O critério foi só um: evitar que a comemoração dos 20 anos do 25 de Abril tivesse uma só versão, a oficial. Portanto, lembrei-me de ir buscar pessoas que, da extrema-direita à extrema-esquerda, tivessem tido um papel. Mas não o principal: os dois únicos protagonistas são Melo Antunes e o dr. Soares. Queria pessoas que tivessem uma história para contar, que fosse simultaneamente a história da Revolução, a história deles e a história deles próprios na Revolução. E assim oferecer às pessoas - e isto é a coisa mais importante para mim - um belo princípio de reflexão sobre o que ocorreu há 20 anos. Princípio, atenção, porque acho que, daqui a uns anos, hão-de vir mais coisas...
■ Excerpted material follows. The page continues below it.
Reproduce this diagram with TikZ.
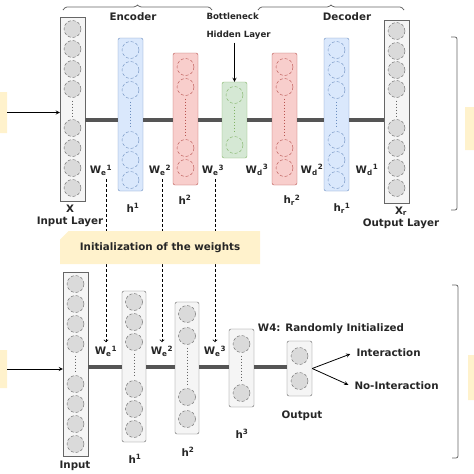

Com algum deles foi particularmente difícil o "jogo" da entrevista?
Posso dar-lhe um exemplo: pensei que o professor Adriano Moreira, que é uma pessoa que admiro intelectualmente, quisesse ir muito mais longe. Ele não quis - e o erro foi meu, provavelmente - e, nesse sentido, foi difícil e foi também uma decepção, porque eu sabia, à partida, que a entrevista poderia ser muito melhor se ele se tivesse disposto a falar mais.
Em contrapartida, outros, menos "mediáticos", foram mais abertos. O tempo tornou as pessoas mais disponíveis para falarem de temas "difíceis"?
Tão difíceis que eu sei menos agora! Apetecia-me voltar a falar com eles todos. E com outros. Não me importava de recomeçar isto tudo outra vez. Mas as pessoas, realmente, dispuseram-se a falar e isso foi uma surpresa muito grande para mim. Porque era uma aposta um bocado no escuro, não sabia se havia já essa disponibilidade.
Ficou muito material no gravador? Costuma ser o "drama" das entrevistas...
É dramático e, curiosamente, 30 anos depois é o mesmo drama em estado quimicamente puro. Tenho um defeito, reconheço, que é não saber escrever curto. Não tenho a escola anglo-saxónica. Tenho o defeito dos adjectivos, do intimismo, e nas entrevistas ainda mais. Sei que é uma má escola, mas paciência, é a minha, foi assim que comecei... E depois, tão aliciante como a conversa com o entrevistado, é a parte do texto propriamente dito, quando me sento diante do computador e começo a montar - no sentido nobre do termo, evidentemente - a entrevista, a dar-lhe ritmo e fluidez. Um pouco, talvez, como um realizador de cinema quando monta o filme na moviola. E quando tenho que cortar um parágrafo sofro como se cortasse um dedo... É um drama sempre que faço uma entrevista, porque por mim fazia um jornal inteiro. Mas acaba por não sobrar muito material porque consigo negociar bem o espaço...
Mas as entrevistas vão sair no livro exactamente como saíram no PÚBLICO ou recuperou material não utilizado?
Mexi nas dos militares e nas de Manuel Lucena e de Vítor Cunha Rego. Alonguei-as, recuperando coisas que tinham ficado no gravador. Nas outras não mexi porque me tinham parecido já equilibradas como estão e também porque o livro não podia ter 500 páginas. Como foram os militares que fizeram o 25 de Abril, optei por aumentar as entrevistas com eles, em primeiro lugar, e as outras duas porque me pareceu que ficariam melhoradas.
Uma pergunta quase sacramental: tem algum projecto semelhante para os próximos tempos?
Tenho um projecto de um livro com o dr. Mário Soares, no qual estou a começar a trabalhar. Mas ainda não sei se será uma entrevista-"fleuve" ou se adquirirá outra forma. Estou no trabalho de preparação, que é exaustivíssimo e está longe de estar completado.